* **Task details**: Reproduce every line of the material below, but drop the pictures.

* **Given information**:
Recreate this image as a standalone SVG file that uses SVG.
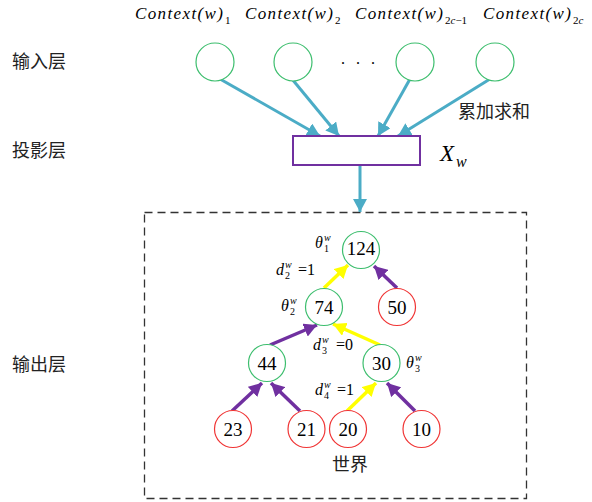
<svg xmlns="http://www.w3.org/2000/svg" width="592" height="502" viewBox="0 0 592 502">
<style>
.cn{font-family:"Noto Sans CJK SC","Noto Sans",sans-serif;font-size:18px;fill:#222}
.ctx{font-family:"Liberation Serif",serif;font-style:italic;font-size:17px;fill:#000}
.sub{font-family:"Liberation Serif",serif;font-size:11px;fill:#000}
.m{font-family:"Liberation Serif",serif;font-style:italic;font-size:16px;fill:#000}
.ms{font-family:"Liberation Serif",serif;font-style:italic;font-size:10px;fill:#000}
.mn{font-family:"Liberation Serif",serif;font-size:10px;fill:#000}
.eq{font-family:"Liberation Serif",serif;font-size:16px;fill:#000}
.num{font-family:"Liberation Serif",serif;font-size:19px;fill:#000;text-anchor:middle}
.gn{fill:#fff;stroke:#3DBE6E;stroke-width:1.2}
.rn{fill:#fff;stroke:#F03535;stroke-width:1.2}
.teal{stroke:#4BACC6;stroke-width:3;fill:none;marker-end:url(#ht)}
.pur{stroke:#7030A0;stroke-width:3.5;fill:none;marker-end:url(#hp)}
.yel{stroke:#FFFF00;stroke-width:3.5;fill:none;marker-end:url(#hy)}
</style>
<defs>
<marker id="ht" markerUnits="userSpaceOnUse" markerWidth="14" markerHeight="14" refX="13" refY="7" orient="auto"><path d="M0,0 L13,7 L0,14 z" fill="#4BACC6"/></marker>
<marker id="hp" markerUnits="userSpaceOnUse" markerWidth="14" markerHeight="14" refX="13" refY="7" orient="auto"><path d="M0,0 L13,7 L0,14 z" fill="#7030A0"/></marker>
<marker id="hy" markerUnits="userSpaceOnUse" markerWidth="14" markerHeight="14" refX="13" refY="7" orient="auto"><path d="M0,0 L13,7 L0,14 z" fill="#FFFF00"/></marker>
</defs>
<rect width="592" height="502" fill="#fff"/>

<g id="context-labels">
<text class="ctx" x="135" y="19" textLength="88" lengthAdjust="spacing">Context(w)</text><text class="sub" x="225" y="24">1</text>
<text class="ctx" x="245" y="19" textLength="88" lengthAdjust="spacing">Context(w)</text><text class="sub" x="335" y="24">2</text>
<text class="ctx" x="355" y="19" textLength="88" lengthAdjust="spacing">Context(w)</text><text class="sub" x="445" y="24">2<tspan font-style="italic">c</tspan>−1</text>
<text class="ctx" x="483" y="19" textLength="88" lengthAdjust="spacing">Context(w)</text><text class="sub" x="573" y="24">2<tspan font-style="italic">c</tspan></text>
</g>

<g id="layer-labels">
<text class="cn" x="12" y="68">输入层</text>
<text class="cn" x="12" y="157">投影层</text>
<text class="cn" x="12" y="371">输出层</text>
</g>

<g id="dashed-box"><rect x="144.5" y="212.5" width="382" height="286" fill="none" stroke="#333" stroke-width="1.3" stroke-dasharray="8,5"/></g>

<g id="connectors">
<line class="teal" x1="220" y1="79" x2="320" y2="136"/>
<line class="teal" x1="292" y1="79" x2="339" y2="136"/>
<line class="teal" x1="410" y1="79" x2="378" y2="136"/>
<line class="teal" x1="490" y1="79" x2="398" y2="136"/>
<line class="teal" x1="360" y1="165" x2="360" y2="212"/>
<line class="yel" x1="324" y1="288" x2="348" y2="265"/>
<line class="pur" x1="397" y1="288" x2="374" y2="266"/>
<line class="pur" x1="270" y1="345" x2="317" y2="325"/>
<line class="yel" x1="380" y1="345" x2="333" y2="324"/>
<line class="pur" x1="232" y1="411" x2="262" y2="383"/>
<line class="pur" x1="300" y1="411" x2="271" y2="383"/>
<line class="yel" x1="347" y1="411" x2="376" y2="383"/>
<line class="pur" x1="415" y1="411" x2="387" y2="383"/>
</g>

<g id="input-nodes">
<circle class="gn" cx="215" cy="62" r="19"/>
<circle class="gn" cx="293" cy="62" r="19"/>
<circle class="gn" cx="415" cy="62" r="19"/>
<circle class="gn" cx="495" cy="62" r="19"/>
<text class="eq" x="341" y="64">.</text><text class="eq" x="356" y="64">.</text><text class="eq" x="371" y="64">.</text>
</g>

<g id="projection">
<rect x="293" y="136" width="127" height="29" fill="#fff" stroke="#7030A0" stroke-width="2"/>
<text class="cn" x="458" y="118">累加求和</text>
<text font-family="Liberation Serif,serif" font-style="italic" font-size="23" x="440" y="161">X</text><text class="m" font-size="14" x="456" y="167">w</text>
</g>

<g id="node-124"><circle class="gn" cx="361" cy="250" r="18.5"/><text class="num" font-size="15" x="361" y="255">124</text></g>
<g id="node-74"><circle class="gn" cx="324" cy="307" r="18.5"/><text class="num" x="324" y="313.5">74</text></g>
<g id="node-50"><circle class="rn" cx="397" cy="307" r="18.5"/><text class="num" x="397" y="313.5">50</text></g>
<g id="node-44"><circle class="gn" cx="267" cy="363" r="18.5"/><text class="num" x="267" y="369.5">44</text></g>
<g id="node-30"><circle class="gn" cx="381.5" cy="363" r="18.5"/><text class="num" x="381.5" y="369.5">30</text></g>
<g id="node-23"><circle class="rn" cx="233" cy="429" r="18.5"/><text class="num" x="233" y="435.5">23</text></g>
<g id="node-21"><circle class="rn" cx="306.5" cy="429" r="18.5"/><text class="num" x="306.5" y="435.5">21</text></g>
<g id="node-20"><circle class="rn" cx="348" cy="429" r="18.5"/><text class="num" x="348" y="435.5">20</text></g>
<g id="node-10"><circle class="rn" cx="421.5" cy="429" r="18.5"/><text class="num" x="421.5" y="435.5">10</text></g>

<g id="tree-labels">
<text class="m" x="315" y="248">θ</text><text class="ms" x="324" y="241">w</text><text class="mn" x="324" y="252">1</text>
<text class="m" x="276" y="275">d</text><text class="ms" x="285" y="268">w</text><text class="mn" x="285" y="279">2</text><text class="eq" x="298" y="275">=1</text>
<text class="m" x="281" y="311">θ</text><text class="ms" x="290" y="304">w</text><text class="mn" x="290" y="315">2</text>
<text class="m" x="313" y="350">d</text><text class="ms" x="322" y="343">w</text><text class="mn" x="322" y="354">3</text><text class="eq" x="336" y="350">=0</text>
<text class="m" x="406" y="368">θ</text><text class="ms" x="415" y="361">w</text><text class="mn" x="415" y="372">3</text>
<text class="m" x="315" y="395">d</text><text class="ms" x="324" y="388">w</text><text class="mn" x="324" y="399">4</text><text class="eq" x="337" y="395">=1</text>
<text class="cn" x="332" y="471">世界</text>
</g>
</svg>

* **Solution**:
Recreate this image as a standalone SVG file that uses SVG.
<svg xmlns="http://www.w3.org/2000/svg" width="592" height="502" viewBox="0 0 592 502">
<style>
.cn{font-family:"Noto Sans CJK SC","Noto Sans",sans-serif;font-size:18px;fill:#222}
.ctx{font-family:"Liberation Serif",serif;font-style:italic;font-size:17px;fill:#000}
.sub{font-family:"Liberation Serif",serif;font-size:11px;fill:#000}
.m{font-family:"Liberation Serif",serif;font-style:italic;font-size:16px;fill:#000}
.ms{font-family:"Liberation Serif",serif;font-style:italic;font-size:10px;fill:#000}
.mn{font-family:"Liberation Serif",serif;font-size:10px;fill:#000}
.eq{font-family:"Liberation Serif",serif;font-size:16px;fill:#000}
.num{font-family:"Liberation Serif",serif;font-size:19px;fill:#000;text-anchor:middle}
.gn{fill:#fff;stroke:#3DBE6E;stroke-width:1.2}
.rn{fill:#fff;stroke:#F03535;stroke-width:1.2}
.teal{stroke:#4BACC6;stroke-width:3;fill:none;marker-end:url(#ht)}
.pur{stroke:#7030A0;stroke-width:3.5;fill:none;marker-end:url(#hp)}
.yel{stroke:#FFFF00;stroke-width:3.5;fill:none;marker-end:url(#hy)}
</style>
<defs>
<marker id="ht" markerUnits="userSpaceOnUse" markerWidth="14" markerHeight="14" refX="13" refY="7" orient="auto"><path d="M0,0 L13,7 L0,14 z" fill="#4BACC6"/></marker>
<marker id="hp" markerUnits="userSpaceOnUse" markerWidth="14" markerHeight="14" refX="13" refY="7" orient="auto"><path d="M0,0 L13,7 L0,14 z" fill="#7030A0"/></marker>
<marker id="hy" markerUnits="userSpaceOnUse" markerWidth="14" markerHeight="14" refX="13" refY="7" orient="auto"><path d="M0,0 L13,7 L0,14 z" fill="#FFFF00"/></marker>
</defs>
<rect width="592" height="502" fill="#fff"/>

<g id="context-labels">
<text class="ctx" x="135" y="19" textLength="88" lengthAdjust="spacing">Context(w)</text><text class="sub" x="225" y="24">1</text>
<text class="ctx" x="245" y="19" textLength="88" lengthAdjust="spacing">Context(w)</text><text class="sub" x="335" y="24">2</text>
<text class="ctx" x="355" y="19" textLength="88" lengthAdjust="spacing">Context(w)</text><text class="sub" x="445" y="24">2<tspan font-style="italic">c</tspan>−1</text>
<text class="ctx" x="483" y="19" textLength="88" lengthAdjust="spacing">Context(w)</text><text class="sub" x="573" y="24">2<tspan font-style="italic">c</tspan></text>
</g>

<g id="layer-labels">
<text class="cn" x="12" y="68">输入层</text>
<text class="cn" x="12" y="157">投影层</text>
<text class="cn" x="12" y="371">输出层</text>
</g>

<g id="dashed-box"><rect x="144.5" y="212.5" width="382" height="286" fill="none" stroke="#333" stroke-width="1.3" stroke-dasharray="8,5"/></g>

<g id="connectors">
<line class="teal" x1="220" y1="79" x2="320" y2="136"/>
<line class="teal" x1="292" y1="79" x2="339" y2="136"/>
<line class="teal" x1="410" y1="79" x2="378" y2="136"/>
<line class="teal" x1="490" y1="79" x2="398" y2="136"/>
<line class="teal" x1="360" y1="165" x2="360" y2="212"/>
<line class="yel" x1="324" y1="288" x2="348" y2="265"/>
<line class="pur" x1="397" y1="288" x2="374" y2="266"/>
<line class="pur" x1="270" y1="345" x2="317" y2="325"/>
<line class="yel" x1="380" y1="345" x2="333" y2="324"/>
<line class="pur" x1="232" y1="411" x2="262" y2="383"/>
<line class="pur" x1="300" y1="411" x2="271" y2="383"/>
<line class="yel" x1="347" y1="411" x2="376" y2="383"/>
<line class="pur" x1="415" y1="411" x2="387" y2="383"/>
</g>

<g id="input-nodes">
<circle class="gn" cx="215" cy="62" r="19"/>
<circle class="gn" cx="293" cy="62" r="19"/>
<circle class="gn" cx="415" cy="62" r="19"/>
<circle class="gn" cx="495" cy="62" r="19"/>
<text class="eq" x="341" y="64">.</text><text class="eq" x="356" y="64">.</text><text class="eq" x="371" y="64">.</text>
</g>

<g id="projection">
<rect x="293" y="136" width="127" height="29" fill="#fff" stroke="#7030A0" stroke-width="2"/>
<text class="cn" x="458" y="118">累加求和</text>
<text font-family="Liberation Serif,serif" font-style="italic" font-size="23" x="440" y="161">X</text><text class="m" font-size="14" x="456" y="167">w</text>
</g>

<g id="node-124"><circle class="gn" cx="361" cy="250" r="18.5"/><text class="num" font-size="15" x="361" y="255">124</text></g>
<g id="node-74"><circle class="gn" cx="324" cy="307" r="18.5"/><text class="num" x="324" y="313.5">74</text></g>
<g id="node-50"><circle class="rn" cx="397" cy="307" r="18.5"/><text class="num" x="397" y="313.5">50</text></g>
<g id="node-44"><circle class="gn" cx="267" cy="363" r="18.5"/><text class="num" x="267" y="369.5">44</text></g>
<g id="node-30"><circle class="gn" cx="381.5" cy="363" r="18.5"/><text class="num" x="381.5" y="369.5">30</text></g>
<g id="node-23"><circle class="rn" cx="233" cy="429" r="18.5"/><text class="num" x="233" y="435.5">23</text></g>
<g id="node-21"><circle class="rn" cx="306.5" cy="429" r="18.5"/><text class="num" x="306.5" y="435.5">21</text></g>
<g id="node-20"><circle class="rn" cx="348" cy="429" r="18.5"/><text class="num" x="348" y="435.5">20</text></g>
<g id="node-10"><circle class="rn" cx="421.5" cy="429" r="18.5"/><text class="num" x="421.5" y="435.5">10</text></g>

<g id="tree-labels">
<text class="m" x="315" y="248">θ</text><text class="ms" x="324" y="241">w</text><text class="mn" x="324" y="252">1</text>
<text class="m" x="276" y="275">d</text><text class="ms" x="285" y="268">w</text><text class="mn" x="285" y="279">2</text><text class="eq" x="298" y="275">=1</text>
<text class="m" x="281" y="311">θ</text><text class="ms" x="290" y="304">w</text><text class="mn" x="290" y="315">2</text>
<text class="m" x="313" y="350">d</text><text class="ms" x="322" y="343">w</text><text class="mn" x="322" y="354">3</text><text class="eq" x="336" y="350">=0</text>
<text class="m" x="406" y="368">θ</text><text class="ms" x="415" y="361">w</text><text class="mn" x="415" y="372">3</text>
<text class="m" x="315" y="395">d</text><text class="ms" x="324" y="388">w</text><text class="mn" x="324" y="399">4</text><text class="eq" x="337" y="395">=1</text>
<text class="cn" x="332" y="471">世界</text>
</g>
</svg>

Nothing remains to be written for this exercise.